* What to do *
Check every line for the word "this" and give the number of lines where it occurs, nothing else.

◇ ◇ ◇ ◇

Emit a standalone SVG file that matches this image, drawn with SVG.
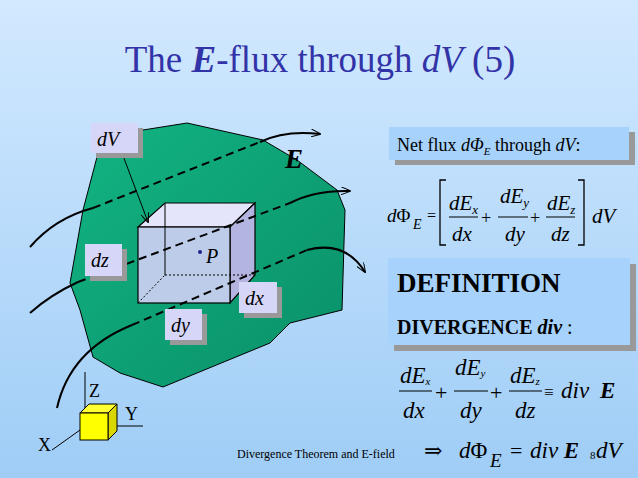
<svg xmlns="http://www.w3.org/2000/svg" width="638" height="478" viewBox="0 0 638 478">
<defs>
<linearGradient id="bg" x1="0" y1="0" x2="0" y2="1"><stop offset="0" stop-color="#d2e9ff"/><stop offset="1" stop-color="#9fcdf6"/></linearGradient>
<linearGradient id="gr" x1="0" y1="0" x2="1" y2="1"><stop offset="0" stop-color="#12b483"/><stop offset="1" stop-color="#0a8f68"/></linearGradient>
<marker id="ah" markerWidth="10" markerHeight="8" refX="9" refY="4" orient="auto" markerUnits="userSpaceOnUse"><path d="M0,0 L10,4 L0,8" fill="none" stroke="#000" stroke-width="1"/></marker>
<style>
text{font-family:"Liberation Serif","DejaVu Serif",serif}
.t{fill:#000}
.i{font-style:italic}
.lb{fill:#d6d6f8}
.sh{fill:#999}
.fl{fill:none;stroke:#000;stroke-width:2}
.ds{fill:none;stroke:#000;stroke-width:2;stroke-dasharray:8,5}
.fr{stroke:#000;stroke-width:1}
</style>
</defs>
<rect width="638" height="478" fill="url(#bg)"/>
<text x="320" y="72" text-anchor="middle" font-size="37" fill="#3333a8" font-family="Liberation Serif">The <tspan font-weight="bold" font-style="italic">E</tspan>-flux through <tspan font-style="italic">dV</tspan> (5)</text>
<g id="blob"><path d="M97,157 L143,130 L187,123 L263,140 L297,160 L337,190 L345,210 L342,310 L290,323 L270,343 L197,373 L163,387 L120,373 L93,357 L80,310 L70,283 L83,210 Z" fill="url(#gr)" stroke="#000" stroke-width="1"/></g>
<g id="cube">
<path d="M138,227 L165,203 L255,203 L230,227 Z" fill="#e4e4fb" stroke="#000" stroke-width="1.2"/>
<path d="M230,227 L255,203 L255,275 L230,303 Z" fill="#b4b4e0" stroke="#000" stroke-width="1.2"/>
<rect x="138" y="227" width="92" height="76" fill="#d0d0f5" fill-opacity="0.9" stroke="#000" stroke-width="1.2"/>
<line x1="165" y1="203" x2="165" y2="275" stroke="#000" stroke-width="1"/>
<line x1="165" y1="275" x2="255" y2="275" stroke="#000" stroke-width="1" stroke-dasharray="2,2"/>
<line x1="138" y1="303" x2="165" y2="275" stroke="#000" stroke-width="1" stroke-dasharray="2,2"/>
<circle cx="200" cy="252" r="2" fill="#22228a"/>
<text x="206" y="263" class="t i" font-size="20">P</text>
</g>
<g id="connectors">
<path class="fl" d="M30,247 Q55,218 93,208"/>
<path class="ds" d="M93,208 L260,142"/>
<path class="fl" d="M260,142 Q285,130 320,134" marker-end="url(#ah)"/>
<path class="fl" d="M30,313 Q50,295 78,282"/>
<path class="ds" d="M78,282 L290,203"/>
<path class="fl" d="M290,203 Q315,190 350,191" marker-end="url(#ah)"/>
<path class="fl" d="M57,408 Q70,350 132,325"/>
<path class="ds" d="M132,325 L307,250"/>
<path class="fl" d="M307,250 Q345,240 365,272" marker-end="url(#ah)"/>
<line x1="122" y1="153" x2="148" y2="222" stroke="#000" stroke-width="1" marker-end="url(#ah)"/>
</g>
<g id="lbl-dV"><rect x="96" y="128" width="47" height="30" class="sh"/><rect x="91" y="123" width="47" height="30" class="lb"/><text x="97" y="146" class="t i" font-size="20">dV</text></g>
<g id="lbl-dz"><rect x="90" y="249" width="37" height="32" class="sh"/><rect x="85" y="244" width="37" height="32" class="lb"/><text x="91" y="267" class="t i" font-size="20">dz</text></g>
<g id="lbl-dx"><rect x="244" y="287" width="38" height="31" class="sh"/><rect x="239" y="282" width="38" height="31" class="lb"/><text x="245" y="305" class="t i" font-size="20">dx</text></g>
<g id="lbl-dy"><rect x="170" y="314" width="37" height="31" class="sh"/><rect x="165" y="309" width="37" height="31" class="lb"/><text x="171" y="332" class="t i" font-size="20">dy</text></g>
<text x="285" y="168" class="t i" font-weight="bold" font-size="27">E</text>
<g id="axes">
<line x1="85" y1="372" x2="85" y2="413" stroke="#000"/>
<line x1="108" y1="426" x2="143" y2="426" stroke="#000"/>
<line x1="80" y1="430" x2="52" y2="450" stroke="#000"/>
<path d="M80,413 L89,404 L117,404 L108,413 Z" fill="#ffff33" stroke="#000"/>
<path d="M108,413 L117,404 L117,431 L108,440 Z" fill="#d8d800" stroke="#000"/>
<rect x="80" y="413" width="28" height="27" fill="#ffff00" stroke="#000"/>
<text x="89" y="397" class="t" font-size="18">Z</text>
<text x="125" y="420" class="t" font-size="18">Y</text>
<text x="38" y="451" class="t" font-size="18">X</text>
</g>
<g id="box-net"><rect x="395" y="132" width="240" height="33" class="sh"/><rect x="389" y="127" width="240" height="33" fill="#a6d2fb"/>
<text x="397" y="151" class="t" font-size="18">Net flux <tspan font-style="italic">dΦ</tspan><tspan font-style="italic" font-size="11" dy="4">E</tspan><tspan dy="-4"> through </tspan><tspan font-style="italic">dV</tspan>:</text></g>
<g id="eq1">
<text x="387" y="222" class="t" font-size="19"><tspan font-style="italic">d</tspan>Φ</text>
<text x="413" y="229" class="t i" font-size="14">E</text>
<text x="427" y="221" class="t" font-size="16">=</text>
<path d="M446,180 L440,180 L440,245 L446,245 M578,180 L584,180 L584,245 L578,245" fill="none" stroke="#000" stroke-width="1.3"/>
<text x="449" y="210" class="t i" font-size="21">dE<tspan font-size="13" dy="4">x</tspan></text>
<line x1="449" y1="217" x2="478" y2="217" class="fr"/>
<text x="452" y="241" class="t i" font-size="21">dx</text>
<text x="481" y="224" class="t" font-size="18">+</text>
<text x="500" y="203" class="t i" font-size="21">dE<tspan font-size="13" dy="4">y</tspan></text>
<line x1="498" y1="217" x2="528" y2="217" class="fr"/>
<text x="505" y="241" class="t i" font-size="21">dy</text>
<text x="530" y="224" class="t" font-size="18">+</text>
<text x="547" y="210" class="t i" font-size="21">dE<tspan font-size="13" dy="4">z</tspan></text>
<line x1="546" y1="217" x2="575" y2="217" class="fr"/>
<text x="551" y="241" class="t i" font-size="21">dz</text>
<text x="592" y="223" class="t i" font-size="21">dV</text>
</g>
<g id="box-def"><rect x="394" y="264" width="242" height="87" class="sh"/><rect x="388" y="258" width="242" height="87" fill="#a6d2fb"/>
<text x="397" y="292" class="t" font-weight="bold" font-size="27">DEFINITION</text>
<text x="397" y="334" class="t" font-weight="bold" font-size="20">DIVERGENCE <tspan font-style="italic">div</tspan> <tspan font-weight="normal">:</tspan></text></g>
<g id="eq2">
<text x="400" y="383" class="t i" font-size="23">dE<tspan font-size="11" dy="2">x</tspan></text>
<line x1="399" y1="391" x2="432" y2="391" class="fr"/>
<text x="403" y="418" class="t i" font-size="23">dx</text>
<text x="435" y="400" class="t" font-size="22">+</text>
<text x="455" y="375" class="t i" font-size="23">dE<tspan font-size="11" dy="2">y</tspan></text>
<line x1="454" y1="391" x2="488" y2="391" class="fr"/>
<text x="460" y="418" class="t i" font-size="23">dy</text>
<text x="490" y="400" class="t" font-size="22">+</text>
<text x="510" y="383" class="t i" font-size="23">dE<tspan font-size="11" dy="2">z</tspan></text>
<line x1="509" y1="391" x2="542" y2="391" class="fr"/>
<text x="515" y="418" class="t i" font-size="23">dz</text>
<text x="544" y="398" class="t" font-size="17">≡</text>
<text x="561" y="398" class="t i" font-size="23">div</text>
<text x="600" y="398" class="t i" font-weight="bold" font-size="23">E</text>
</g>
<text x="237" y="458" class="t" font-size="12">Divergence Theorem and E-field</text>
<g id="eq3">
<text x="424" y="458" class="t" font-size="22">⇒</text>
<text x="459" y="458" class="t" font-size="23"><tspan font-style="italic">d</tspan>Φ</text>
<text x="490" y="467" class="t i" font-size="19">E</text>
<text x="510" y="458" class="t" font-size="22">=</text>
<text x="530" y="458" class="t i" font-size="23">div <tspan font-weight="bold">E</tspan></text>
<text x="590" y="459" class="t" font-size="11">8</text>
<text x="596" y="458" class="t i" font-size="23">dV</text>
</g>
</svg>
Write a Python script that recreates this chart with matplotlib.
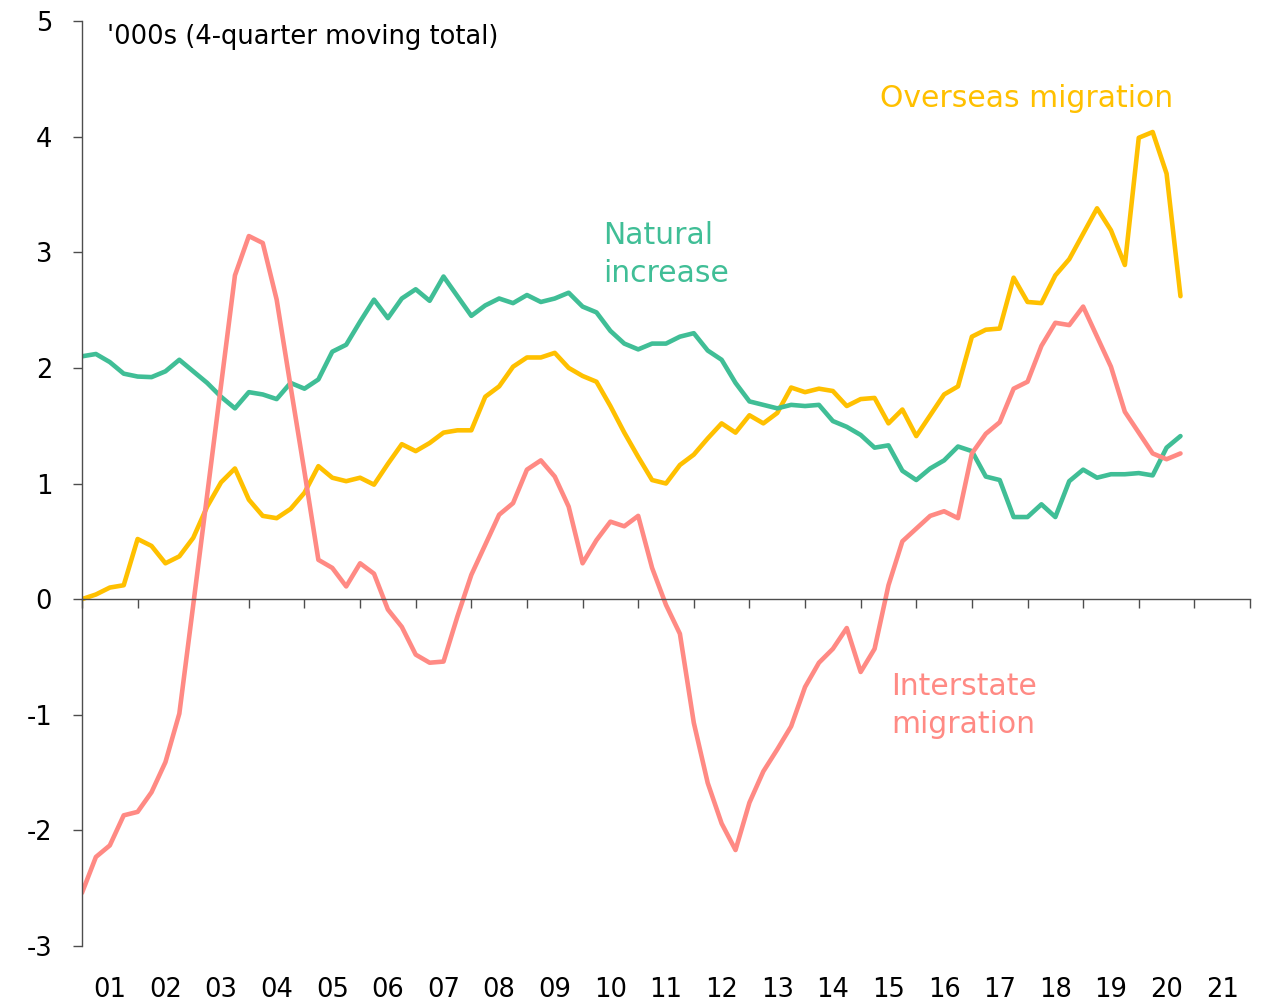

◇ ◇ ◇ ◇

* Task output *
2